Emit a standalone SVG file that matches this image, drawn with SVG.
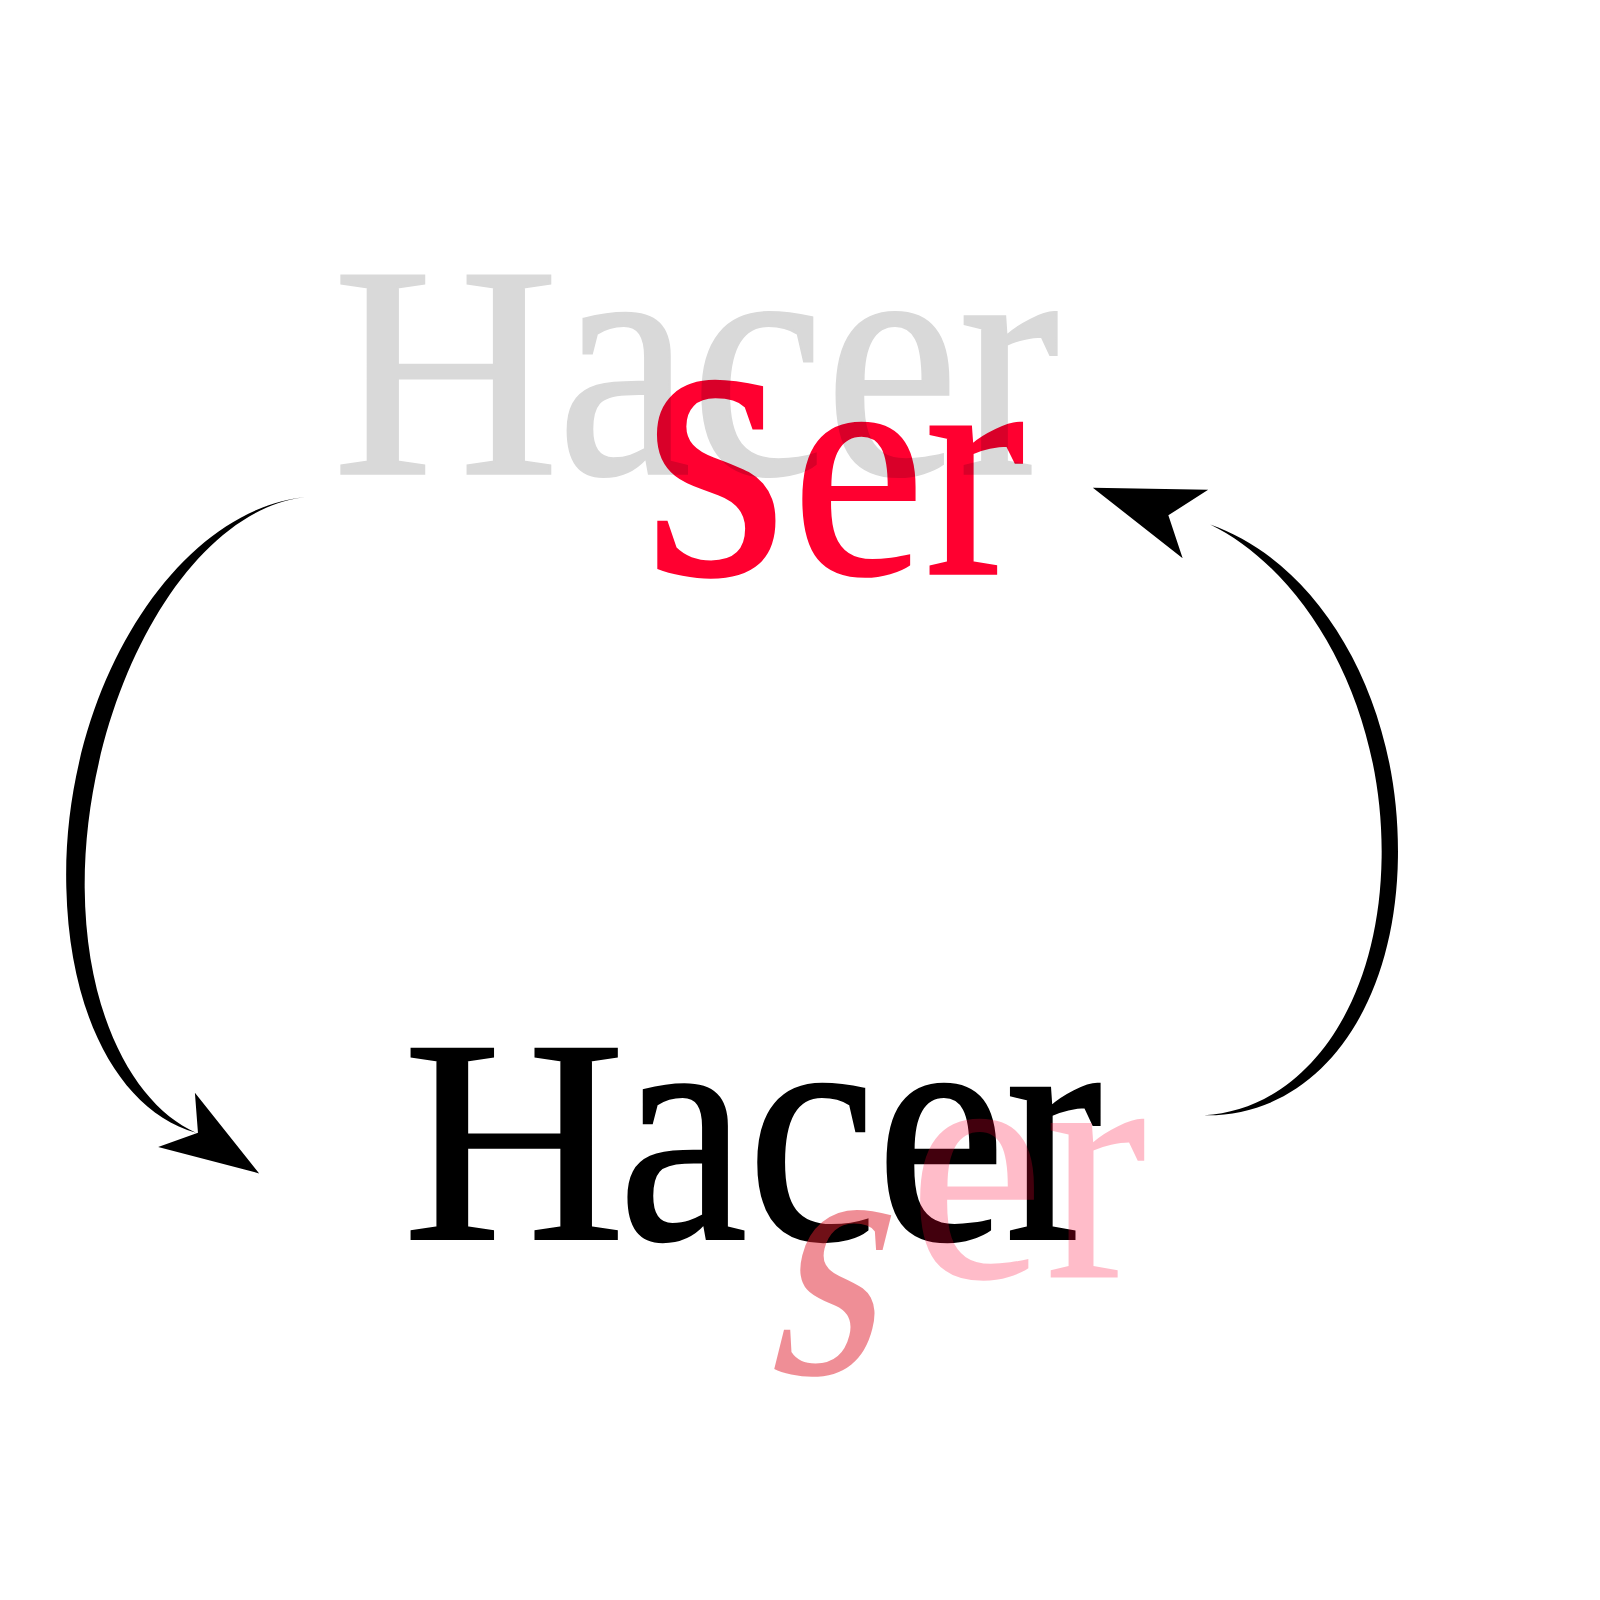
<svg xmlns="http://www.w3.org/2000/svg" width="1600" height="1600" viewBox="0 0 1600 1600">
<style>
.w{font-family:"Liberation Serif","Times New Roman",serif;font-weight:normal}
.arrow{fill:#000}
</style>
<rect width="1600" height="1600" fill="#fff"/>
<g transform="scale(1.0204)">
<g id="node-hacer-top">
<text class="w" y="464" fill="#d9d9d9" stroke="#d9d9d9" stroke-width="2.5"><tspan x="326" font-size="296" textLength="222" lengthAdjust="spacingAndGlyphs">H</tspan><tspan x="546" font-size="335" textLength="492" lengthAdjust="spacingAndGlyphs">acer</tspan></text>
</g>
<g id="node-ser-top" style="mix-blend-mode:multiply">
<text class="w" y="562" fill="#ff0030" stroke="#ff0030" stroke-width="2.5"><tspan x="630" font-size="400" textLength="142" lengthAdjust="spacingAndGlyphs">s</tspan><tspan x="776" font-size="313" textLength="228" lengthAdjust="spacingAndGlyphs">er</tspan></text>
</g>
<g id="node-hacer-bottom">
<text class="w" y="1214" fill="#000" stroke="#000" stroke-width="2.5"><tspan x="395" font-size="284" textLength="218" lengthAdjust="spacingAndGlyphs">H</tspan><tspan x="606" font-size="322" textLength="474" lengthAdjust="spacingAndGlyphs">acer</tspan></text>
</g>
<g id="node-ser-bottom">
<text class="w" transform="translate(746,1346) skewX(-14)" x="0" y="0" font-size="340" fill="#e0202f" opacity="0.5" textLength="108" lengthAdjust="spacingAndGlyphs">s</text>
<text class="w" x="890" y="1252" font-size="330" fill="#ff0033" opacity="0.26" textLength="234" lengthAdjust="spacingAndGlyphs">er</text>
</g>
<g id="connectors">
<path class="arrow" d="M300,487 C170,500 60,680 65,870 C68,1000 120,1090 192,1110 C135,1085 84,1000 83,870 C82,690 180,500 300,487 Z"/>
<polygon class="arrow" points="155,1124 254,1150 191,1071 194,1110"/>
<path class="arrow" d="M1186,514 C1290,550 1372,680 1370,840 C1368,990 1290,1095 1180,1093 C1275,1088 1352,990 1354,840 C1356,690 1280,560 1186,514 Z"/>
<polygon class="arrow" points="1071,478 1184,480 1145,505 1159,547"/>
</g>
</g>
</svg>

^^^^^^^^

§ **What to produce**: Pictures are to be left out; repeat all the remaining data exactly.

§ **Written answer**:
Emit a standalone SVG file that matches this image, drawn with SVG.
<svg xmlns="http://www.w3.org/2000/svg" width="1600" height="1600" viewBox="0 0 1600 1600">
<style>
.w{font-family:"Liberation Serif","Times New Roman",serif;font-weight:normal}
.arrow{fill:#000}
</style>
<rect width="1600" height="1600" fill="#fff"/>
<g transform="scale(1.0204)">
<g id="node-hacer-top">
<text class="w" y="464" fill="#d9d9d9" stroke="#d9d9d9" stroke-width="2.5"><tspan x="326" font-size="296" textLength="222" lengthAdjust="spacingAndGlyphs">H</tspan><tspan x="546" font-size="335" textLength="492" lengthAdjust="spacingAndGlyphs">acer</tspan></text>
</g>
<g id="node-ser-top" style="mix-blend-mode:multiply">
<text class="w" y="562" fill="#ff0030" stroke="#ff0030" stroke-width="2.5"><tspan x="630" font-size="400" textLength="142" lengthAdjust="spacingAndGlyphs">s</tspan><tspan x="776" font-size="313" textLength="228" lengthAdjust="spacingAndGlyphs">er</tspan></text>
</g>
<g id="node-hacer-bottom">
<text class="w" y="1214" fill="#000" stroke="#000" stroke-width="2.5"><tspan x="395" font-size="284" textLength="218" lengthAdjust="spacingAndGlyphs">H</tspan><tspan x="606" font-size="322" textLength="474" lengthAdjust="spacingAndGlyphs">acer</tspan></text>
</g>
<g id="node-ser-bottom">
<text class="w" transform="translate(746,1346) skewX(-14)" x="0" y="0" font-size="340" fill="#e0202f" opacity="0.5" textLength="108" lengthAdjust="spacingAndGlyphs">s</text>
<text class="w" x="890" y="1252" font-size="330" fill="#ff0033" opacity="0.26" textLength="234" lengthAdjust="spacingAndGlyphs">er</text>
</g>
<g id="connectors">
<path class="arrow" d="M300,487 C170,500 60,680 65,870 C68,1000 120,1090 192,1110 C135,1085 84,1000 83,870 C82,690 180,500 300,487 Z"/>
<polygon class="arrow" points="155,1124 254,1150 191,1071 194,1110"/>
<path class="arrow" d="M1186,514 C1290,550 1372,680 1370,840 C1368,990 1290,1095 1180,1093 C1275,1088 1352,990 1354,840 C1356,690 1280,560 1186,514 Z"/>
<polygon class="arrow" points="1071,478 1184,480 1145,505 1159,547"/>
</g>
</g>
</svg>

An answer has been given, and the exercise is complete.